Because I was planning to speak, I had taken my Sermon Planning Notebook with me, along with my individual sermon notes for the message I was to share. Unfortunately, when I returned home, I could not find my notebook.
Now, for the average person, that may not seem like much of an issue. But for me, as a Pastor who speaks multiple times per week throughout the year, it was disastrous. My planning calendar for the entire year, my forms (Yes, Pastors utilize checklists in preparing for worship and preaching!), and lots of thoughts and notes sketched out for messages yet to be preached are all contained in that one three ring binder.
Needless to say, when I realized I could not find my notebook, I panicked. Few things could be as disastrous for me as the loss of that single book. I went thought my luggage. I searched and researched my vehicle. I even got on the phone and called the hotel where we stayed in Florida – but all to no avail!
When I had at last given up all hope, my precious wife came up the steps from my study with the notebook in hand. It had been there in plain sight all along. Somehow, I had just repeatedly overlooked it in my futile search.
All I can say is that the severity of my distress was suddenly replaced by the ecstasy of my delight. I was elated. That which was so valuable to me, and which had been lost to me, had now been found and restored to me by someone dear to me!
I was reminded of the fifteenth chapter of the New Testament Gospel of Luke, in which Jesus tells three different parables, or stories, about the rejoicing that accompanies the recovery of lost things. The first two (in verses 3-10) have to do with a lost sheep and a lost coin:
The Parable of the Lost Sheep
3Then Jesus told them this parable: 4“Suppose one of you has a hundred sheep and loses one of them. Doesn’t he leave the ninety-nine in the open country and go after the lost sheep until he finds it? 5And when he finds it, he joyfully puts it on his shoulders 6and goes home. Then he calls his friends and neighbors together and says, ‘Rejoice with me; I have found my lost sheep.’ 7I tell you that in the same way there will be more rejoicing in heaven over one sinner who repents than over ninety-nine righteous persons who do not need to repent.
The Parable of the Lost Coin
8“Or suppose a woman has ten silver coinsa and loses one. Doesn’t she light a lamp, sweep the house and search carefully until she finds it? 9And when she finds it, she calls her friends and neighbors together and says, ‘Rejoice with me; I have found my lost coin.’ 10In the same way, I tell you, there is rejoicing in the presence of the angels of God over one sinner who repents.”

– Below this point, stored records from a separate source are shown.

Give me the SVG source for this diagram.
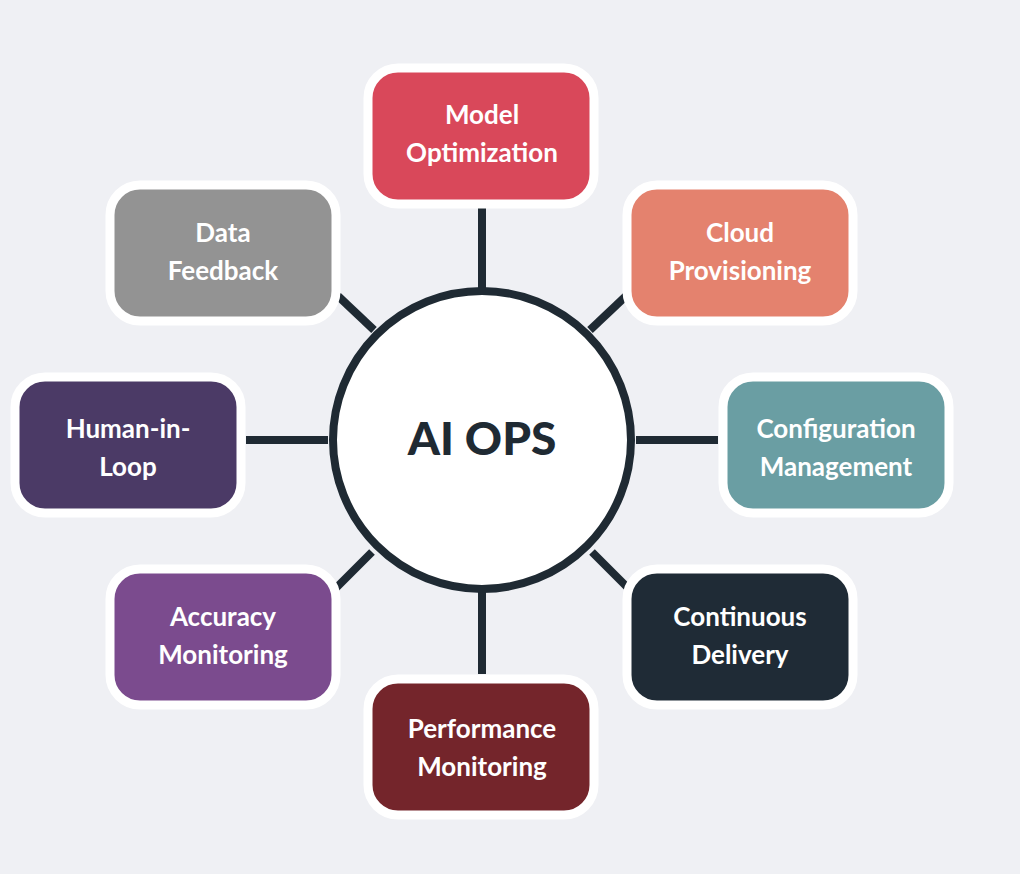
<svg xmlns="http://www.w3.org/2000/svg" width="1020" height="874" viewBox="0 0 1020 874">
<style>
.n{stroke:#fff;stroke-width:9}
.t{font-family:Lato,"Open Sans",sans-serif;font-weight:700;font-size:26px;fill:#fff;text-anchor:middle}
.c{stroke:#1f2a33;stroke-width:8;fill:none}
</style>
<rect width="1020" height="874" fill="#eff0f4"/>
<g id="connectors" class="c">
<line x1="482" y1="208" x2="482" y2="290"/>
<line x1="482" y1="592" x2="482" y2="674"/>
<line x1="246" y1="440" x2="328" y2="440"/>
<line x1="636" y1="440" x2="718" y2="440"/>
<line x1="338" y1="296" x2="374" y2="330"/>
<line x1="626" y1="296" x2="590" y2="330"/>
<line x1="336" y1="588" x2="372" y2="552"/>
<line x1="628" y1="588" x2="592" y2="552"/>
</g>
<g id="center"><circle cx="482" cy="440" r="149" fill="#fff" stroke="#1f2a33" stroke-width="8"/>
<text x="482" y="455" font-family="Lato,sans-serif" font-weight="900" font-size="46" fill="#1f2a33" text-anchor="middle">AI OPS</text></g>
<g id="model"><rect class="n" x="368" y="68" width="226" height="136" rx="30" fill="#d9485a"/><text class="t" x="482" y="124">Model</text><text class="t" x="482" y="162">Optimization</text></g>
<g id="data"><rect class="n" x="110" y="185" width="226" height="136" rx="30" fill="#939393"/><text class="t" x="223" y="242">Data</text><text class="t" x="223" y="280">Feedback</text></g>
<g id="cloud"><rect class="n" x="627" y="185" width="226" height="136" rx="30" fill="#e4826e"/><text class="t" x="740" y="242">Cloud</text><text class="t" x="740" y="280">Provisioning</text></g>
<g id="human"><rect class="n" x="15" y="377" width="226" height="136" rx="30" fill="#4b3a66"/><text class="t" x="128" y="438">Human-in-</text><text class="t" x="128" y="476">Loop</text></g>
<g id="config"><rect class="n" x="723" y="377" width="226" height="136" rx="30" fill="#6a9ea3"/><text class="t" x="836" y="438">Configuration</text><text class="t" x="836" y="476">Management</text></g>
<g id="accuracy"><rect class="n" x="110" y="569" width="226" height="136" rx="30" fill="#7b4b8e"/><text class="t" x="223" y="626">Accuracy</text><text class="t" x="223" y="664">Monitoring</text></g>
<g id="delivery"><rect class="n" x="627" y="569" width="226" height="136" rx="30" fill="#1f2b36"/><text class="t" x="740" y="626">Continuous</text><text class="t" x="740" y="664">Delivery</text></g>
<g id="performance"><rect class="n" x="368" y="679" width="226" height="136" rx="30" fill="#74252b"/><text class="t" x="482" y="738">Performance</text><text class="t" x="482" y="776">Monitoring</text></g>
</svg>
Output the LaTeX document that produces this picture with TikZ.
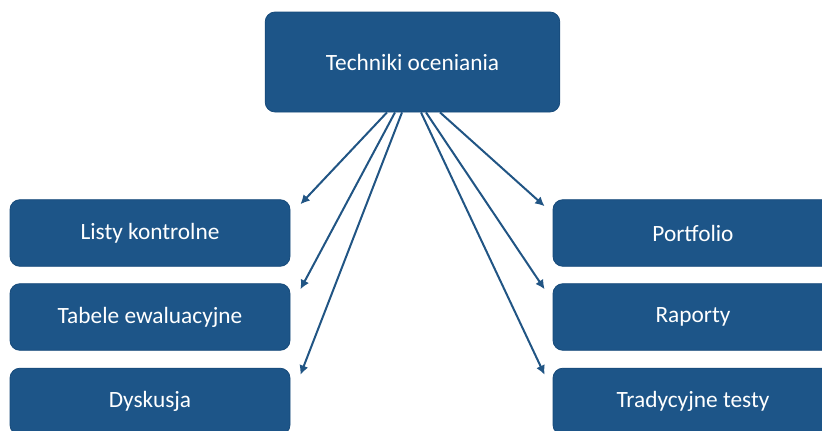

These two parables set up one of the most famous ones Jesus ever told: that of the Prodigal (or Lost) Son (in v,v. 11ff.):
11Jesus continued: “There was a man who had two sons. 12The younger one said to his father, ‘Father, give me my share of the estate.’ So he divided his property between them.
13“Not long after that, the younger son got together all he had, set off for a distant country and there squandered his wealth in wild living. 14After he had spent everything, there was a severe famine in that whole country, and he began to be in need. 15So he went and hired himself out to a citizen of that country, who sent him to his fields to feed pigs. 16He longed to fill his stomach with the pods that the pigs were eating, but no one gave him anything.
17“When he came to his senses, he said, ‘How many of my father’s hired servants have food to spare, and here I am starving to death! 18I will set out and go back to my father and say to him: Father, I have sinned against heaven and against you. 19I am no longer worthy to be called your son; make me like one of your hired servants.’ 20So he got up and went to his father.
“But while he was still a long way off, his father saw him and was filled with compassion for him; he ran to his son, threw his arms around him and kissed him.
21“The son said to him, ‘Father, I have sinned against heaven and against you. I am no longer worthy to be called your son.’
22“But the father said to his servants, ‘Quick! Bring the best robe and put it on him. Put a ring on his finger and sandals on his feet. 23Bring the fattened calf and kill it. Let’s have a feast and celebrate. 24For this son of mine was dead and is alive again; he was lost and is found.’ So they began to celebrate.
My joy at the recovery of a lost notebook likely cannot compare to that of the woman finding her lost coin or the shepherd his lost sheep, and certainly not to that of a lost child who is found and welcomed home by a once broken-hearted father!
And all of these things only illustrate the joy that our Heavenly Father has when one of us, as His lost children, returns to Him! And how is that possible? By the redemptive work of His Son, Jesus Christ, Who, like the determined woman and the unwavering shepherd, refuses to rest until He has brought home all those who are precious to God! As Jesus himself said (in Luke 19:10): 10“For the Son of Man came to seek and to save the lost.”
For my part, I share the testimony of the great hymn writer of old, John Newton, who said:
Amazing grace! How sweet the sound
That saved a wretch like me!
I once was lost, but now am found;
Was blind, but now I see.
And that, my friends, is reason to rejoice!